To do: inferring GQs
One thing we didn’t figure out is how to infer that a distribution can be implemented with an RNG in the generated quantities block. This is going to be an obstacle to reversing models that involve discrete data because we can’t generate them in Stan because we don’t have discrete parameters. But if we could recognize they could be generated with RNGs as in the generated quantities, we’d be home free.
What we do know is that the parameters \alpha can be generated as generated quantities if the posterior factors as
p(\alpha, \theta \mid y) = p(\theta \mid y) \cdot p(\alpha \mid \theta).
But we’re not sure how to do that given the Turing completeness of Stan’s imperative language for statements.
Limited graphical sublanguage
For graphical models, we can infer exactly this kind of conditional independence.

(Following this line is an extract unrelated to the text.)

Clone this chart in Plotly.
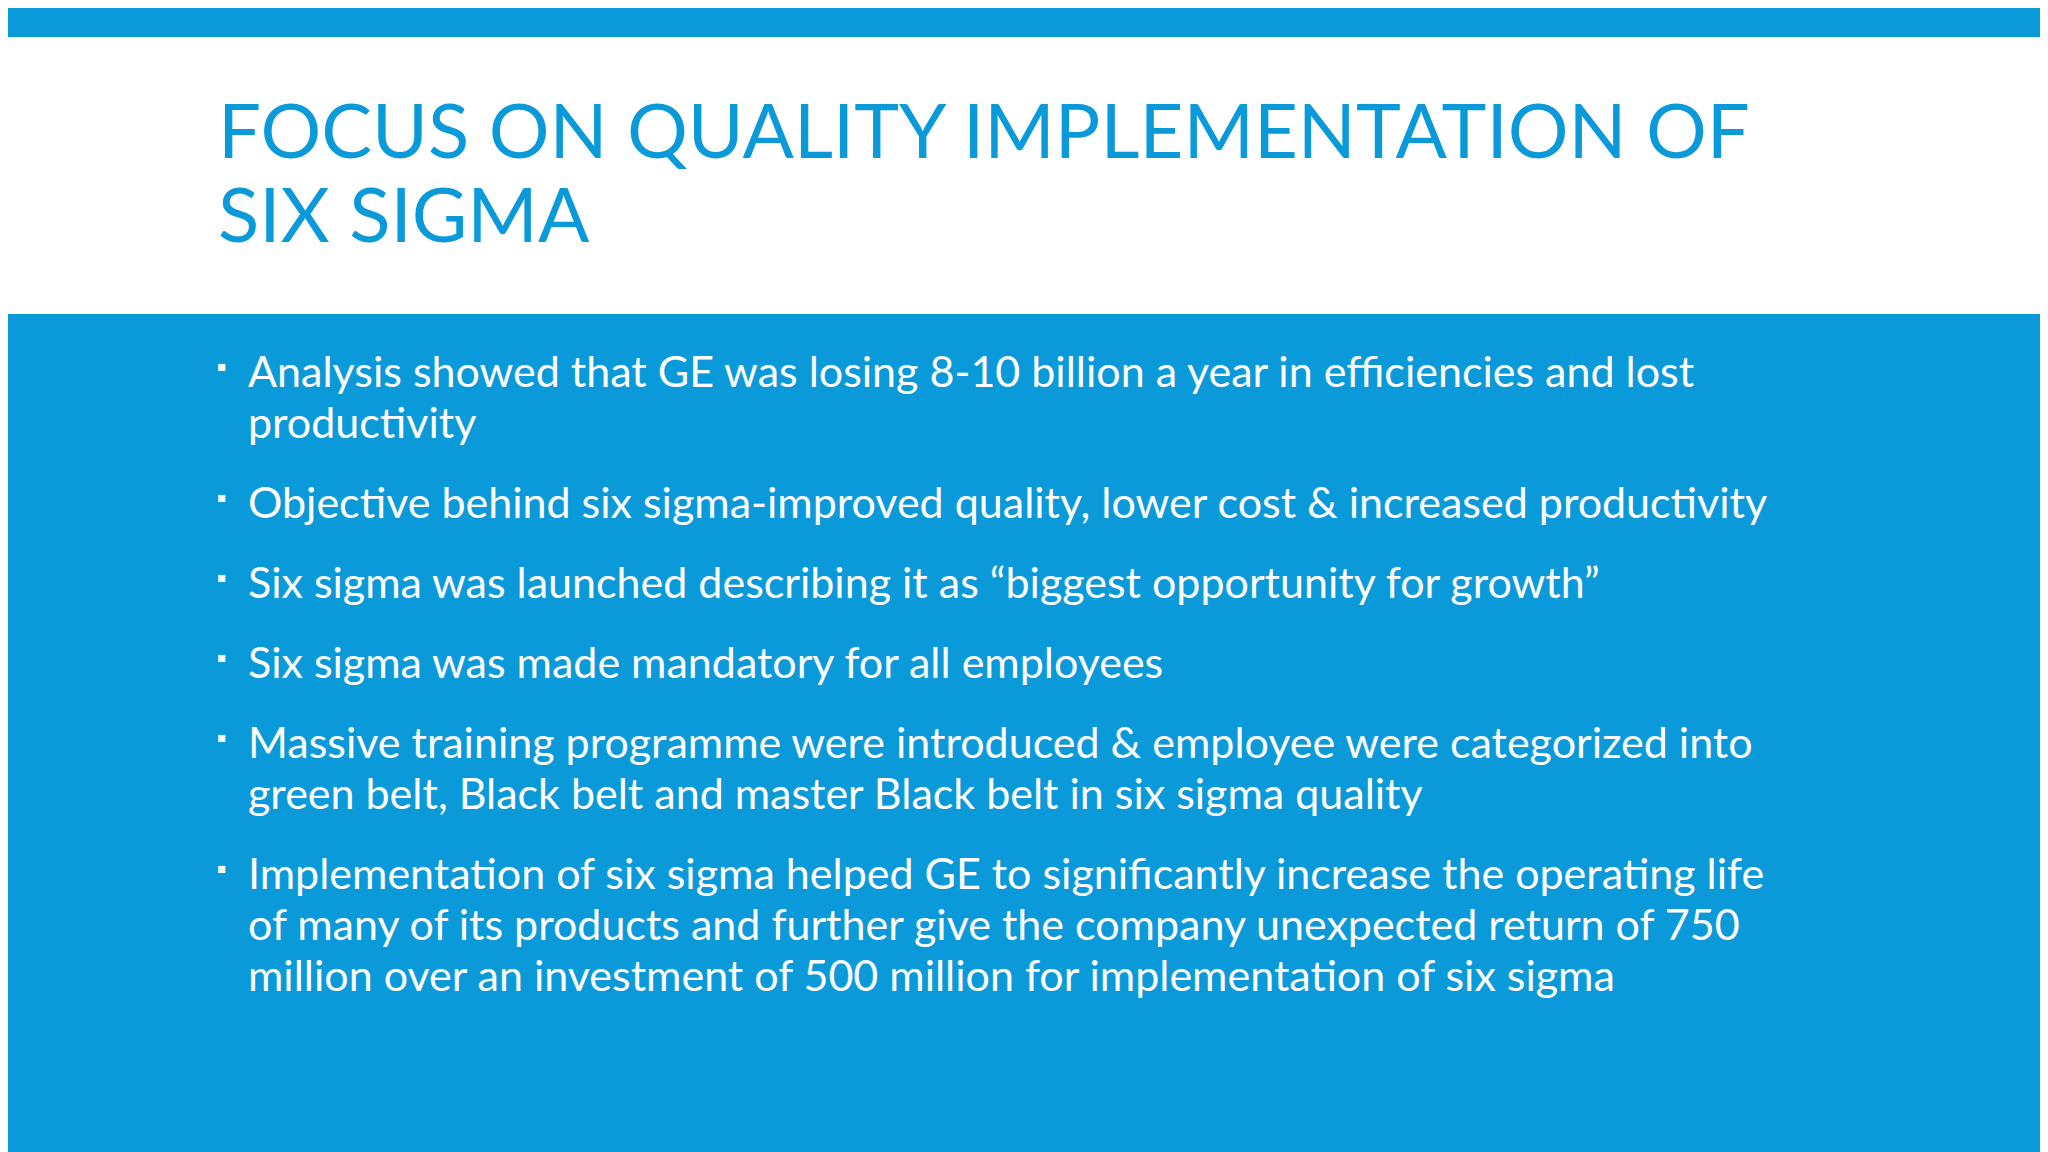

So it provides even more motivation for rethinking graphical model inference.
Architecture
We’re definitely going to build a proper intermediate AST this time. My trying to roll together a C++ well-typed AST (with variant types) was me being more theoretical than practical. Yes, it works, but it’s not easy to work with. Instead, Sean’s convinced us to go to a more s-expression like intermediate representation (think Lisp with the function name being the root node in a tree).
The sky’s the limit while we’re working on paper. Those whacky programming language mavens want to work in F# or OCaml. I have to say that Maria’s thesis code looks awfully clean (it’s in F# and there’s a Lex/Yacc variant that makes the grammars look like pure BNF). We’ve found Spirit Qi to be rather rough going in its demands on C++ and on programmers. But not working in C++ is going to present an obstacle to releasing in R or Python.
We also spent some time talking about redesigning the model concept for better I/O. But that’s another post.